Skenario masa depan untuk AI mungkin termasuk beberapa aplikasi sukses yang bertahan dan sisa hype yang mereda, serta siklus fluktuatif antara kegembiraan dan kekecewaan, prediksinya. Ia menambahkan, perusahaan yang menggantikan manusia dengan AI di tempat kerja pada akhirnya akan kembali mempekerjakan orang ketika mereka menyadari keterbatasan AI.
Daron Acemoglu: Optimisme AI Tanpa Bukti Empiris Bisa Jadi Bumerang
Sementara aplikasi seperti ChatGPT, model bahasa besar dari OpenAI, mendapatkan apresiasi, Acemoglu mengatakan AI tidak akan mampu menggantikan pekerja manusia dalam pekerjaan yang membutuhkan penilaian yang bernuansa.
"Anda memerlukan informasi yang sangat andal atau kemampuan model ini untuk melaksanakan langkah-langkah tertentu yang sebelumnya dilakukan oleh pekerja.
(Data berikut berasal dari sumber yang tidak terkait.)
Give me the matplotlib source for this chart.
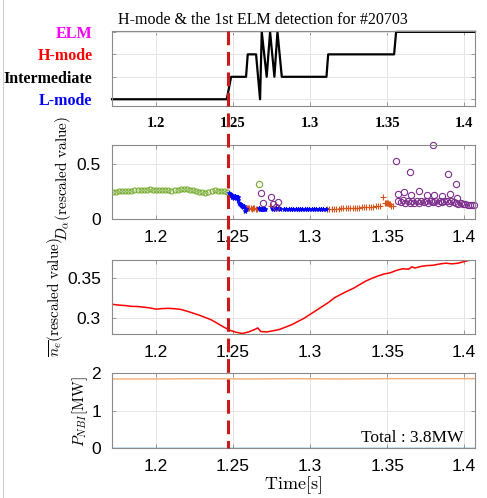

Mereka bisa melakukannya di beberapa tempat dengan pengawasan manusia, seperti pemrograman, tetapi di sebagian besar tempat mereka tidak bisa. Ini adalah kenyataan di mana kita berada saat ini," katanya.
Studi yang meramalkan pertumbuhan ekonomi yang signifikan dari AI tidak memiliki bukti empiris, tambahnya, sembari menunjukkan bahwa AI mungkin pada akhirnya memperburuk ketidaksetaraan.
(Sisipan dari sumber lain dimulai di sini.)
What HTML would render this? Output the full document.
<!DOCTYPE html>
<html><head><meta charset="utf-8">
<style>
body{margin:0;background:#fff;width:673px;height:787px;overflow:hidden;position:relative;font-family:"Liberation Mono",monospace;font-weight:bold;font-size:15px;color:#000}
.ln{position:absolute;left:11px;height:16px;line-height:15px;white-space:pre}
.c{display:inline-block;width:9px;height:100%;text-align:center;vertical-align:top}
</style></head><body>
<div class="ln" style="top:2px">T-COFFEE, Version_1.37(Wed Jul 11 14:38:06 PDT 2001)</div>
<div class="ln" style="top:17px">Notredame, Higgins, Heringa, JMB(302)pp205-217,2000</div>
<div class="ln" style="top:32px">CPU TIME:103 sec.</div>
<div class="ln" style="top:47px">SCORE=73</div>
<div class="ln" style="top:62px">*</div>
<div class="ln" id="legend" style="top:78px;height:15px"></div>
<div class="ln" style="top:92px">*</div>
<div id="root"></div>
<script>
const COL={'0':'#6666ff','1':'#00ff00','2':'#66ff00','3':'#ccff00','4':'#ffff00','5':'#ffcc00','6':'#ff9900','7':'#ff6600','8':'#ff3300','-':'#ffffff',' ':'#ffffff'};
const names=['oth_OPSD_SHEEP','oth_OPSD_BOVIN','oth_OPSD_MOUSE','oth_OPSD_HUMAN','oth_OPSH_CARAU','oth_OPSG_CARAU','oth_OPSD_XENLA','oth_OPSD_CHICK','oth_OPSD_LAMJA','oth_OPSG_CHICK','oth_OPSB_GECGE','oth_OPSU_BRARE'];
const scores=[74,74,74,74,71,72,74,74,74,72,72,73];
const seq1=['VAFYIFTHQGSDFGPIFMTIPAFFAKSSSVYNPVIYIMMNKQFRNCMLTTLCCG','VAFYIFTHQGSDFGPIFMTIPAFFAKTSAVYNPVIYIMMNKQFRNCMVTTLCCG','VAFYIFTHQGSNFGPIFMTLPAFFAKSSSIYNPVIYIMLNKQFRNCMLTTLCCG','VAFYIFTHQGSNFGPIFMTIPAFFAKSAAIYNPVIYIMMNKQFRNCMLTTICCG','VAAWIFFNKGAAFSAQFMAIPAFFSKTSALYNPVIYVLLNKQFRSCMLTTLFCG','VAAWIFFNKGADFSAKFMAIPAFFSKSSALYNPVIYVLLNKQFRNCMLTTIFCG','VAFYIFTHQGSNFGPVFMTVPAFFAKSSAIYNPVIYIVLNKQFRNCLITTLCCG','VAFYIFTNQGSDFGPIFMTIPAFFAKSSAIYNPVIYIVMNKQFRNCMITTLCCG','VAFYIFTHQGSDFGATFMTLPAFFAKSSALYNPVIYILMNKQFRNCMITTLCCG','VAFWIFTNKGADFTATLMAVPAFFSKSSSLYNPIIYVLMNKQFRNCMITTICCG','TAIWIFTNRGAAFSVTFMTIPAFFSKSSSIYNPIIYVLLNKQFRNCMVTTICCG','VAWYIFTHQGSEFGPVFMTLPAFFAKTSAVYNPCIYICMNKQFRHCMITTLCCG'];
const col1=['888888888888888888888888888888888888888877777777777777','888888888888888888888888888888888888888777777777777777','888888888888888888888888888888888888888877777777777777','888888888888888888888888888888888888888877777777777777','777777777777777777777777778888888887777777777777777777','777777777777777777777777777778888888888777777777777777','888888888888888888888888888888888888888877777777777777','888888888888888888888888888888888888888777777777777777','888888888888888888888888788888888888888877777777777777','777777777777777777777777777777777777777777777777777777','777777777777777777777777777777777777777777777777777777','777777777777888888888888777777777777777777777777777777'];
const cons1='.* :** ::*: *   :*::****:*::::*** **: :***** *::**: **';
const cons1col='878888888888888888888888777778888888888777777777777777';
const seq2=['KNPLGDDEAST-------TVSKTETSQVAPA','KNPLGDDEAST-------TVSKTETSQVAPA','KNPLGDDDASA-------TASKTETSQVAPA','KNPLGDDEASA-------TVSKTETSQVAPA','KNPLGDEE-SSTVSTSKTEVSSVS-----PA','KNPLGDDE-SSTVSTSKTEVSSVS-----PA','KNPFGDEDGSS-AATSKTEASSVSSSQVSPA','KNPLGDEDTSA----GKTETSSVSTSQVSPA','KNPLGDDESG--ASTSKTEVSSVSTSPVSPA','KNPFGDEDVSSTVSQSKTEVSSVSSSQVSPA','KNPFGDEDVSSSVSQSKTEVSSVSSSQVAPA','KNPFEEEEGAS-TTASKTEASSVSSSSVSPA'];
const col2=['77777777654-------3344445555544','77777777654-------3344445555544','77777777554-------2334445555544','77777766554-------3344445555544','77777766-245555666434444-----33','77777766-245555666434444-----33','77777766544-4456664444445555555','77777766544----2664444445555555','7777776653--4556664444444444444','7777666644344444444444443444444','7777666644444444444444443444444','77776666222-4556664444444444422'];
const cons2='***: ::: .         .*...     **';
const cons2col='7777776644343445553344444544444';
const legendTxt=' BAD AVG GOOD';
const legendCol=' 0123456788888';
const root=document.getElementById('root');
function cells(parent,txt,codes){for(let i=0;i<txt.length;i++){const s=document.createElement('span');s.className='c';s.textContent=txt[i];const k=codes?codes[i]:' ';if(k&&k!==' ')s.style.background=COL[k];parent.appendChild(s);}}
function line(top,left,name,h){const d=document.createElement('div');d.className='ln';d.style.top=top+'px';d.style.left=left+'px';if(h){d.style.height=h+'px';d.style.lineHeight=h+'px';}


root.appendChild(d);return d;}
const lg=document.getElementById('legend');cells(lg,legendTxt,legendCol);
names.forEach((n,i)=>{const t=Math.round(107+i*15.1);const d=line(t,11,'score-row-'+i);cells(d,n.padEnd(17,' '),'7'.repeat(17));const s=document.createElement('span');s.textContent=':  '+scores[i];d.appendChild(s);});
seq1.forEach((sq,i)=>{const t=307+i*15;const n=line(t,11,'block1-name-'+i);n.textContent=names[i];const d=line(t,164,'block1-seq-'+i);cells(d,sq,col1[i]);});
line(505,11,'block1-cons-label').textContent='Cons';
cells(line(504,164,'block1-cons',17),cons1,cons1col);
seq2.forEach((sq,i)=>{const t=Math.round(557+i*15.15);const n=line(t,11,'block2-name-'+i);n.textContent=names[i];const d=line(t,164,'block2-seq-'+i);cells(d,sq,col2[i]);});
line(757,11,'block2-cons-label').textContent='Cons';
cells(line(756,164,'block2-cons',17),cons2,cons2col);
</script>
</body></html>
Acemoglu mendorong pendekatan yang lebih teratur terhadap AI, alih-alih optimisme yang tidak kritis tentang teknologi ini. Ia juga memperingatkan bahwa kegilaan terhadap AI pada akhirnya bisa berakhir dengan keruntuhan saham teknologi dalam apa yang ia sebut "musim semi AI diikuti oleh musim dingin AI".
Advertisement
Revolusi AI? Phil Romer Peringatkan Bahaya Terjebak dalam Hype Teknologi
“Jika Anda mendengarkan pemimpin industri teknologi, peramal sektor bisnis, dan banyak media, Anda mungkin percaya bahwa kemajuan terbaru dalam AI generatif akan segera membawa manfaat produktivitas yang luar biasa, merevolusi kehidupan seperti yang kita kenal. Namun, baik teori ekonomi maupun data tidak mendukung ramalan yang berlebihan tersebut," ujarnya.
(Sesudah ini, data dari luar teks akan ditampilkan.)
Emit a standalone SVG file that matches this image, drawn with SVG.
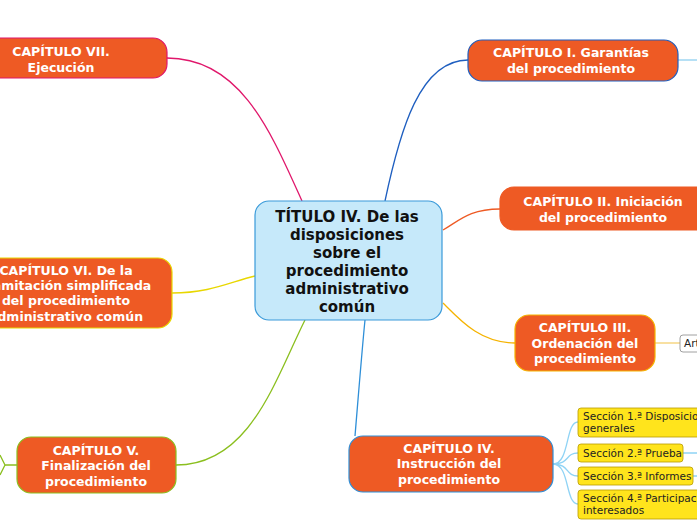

Dalam sebuah podcast baru-baru ini, seorang profesor di Boston College Phil Romer juga mencerminkan sentimen serupa. Mantan kepala ekonom Bank Dunia itu menyoroti beberapa teknologi yang baru-baru ini mendapat banyak hype, seperti kendaraan otonom, telah gagal.
"Saya pikir orang-orang terlalu terjebak dalam hype ini dan kehilangan perspektif,"
"Saya tidak berpikir AI adalah revolusi besar yang sedang kita alami saat ini." Ujar Romer
"Kendaraan otonom seharusnya menjadi aplikasi AI yang mematikan, dan ternyata itu menjadi kegagalan. Ada alasan mengapa Apple baru saja membatalkan proyek mobilnya," tambah Romer.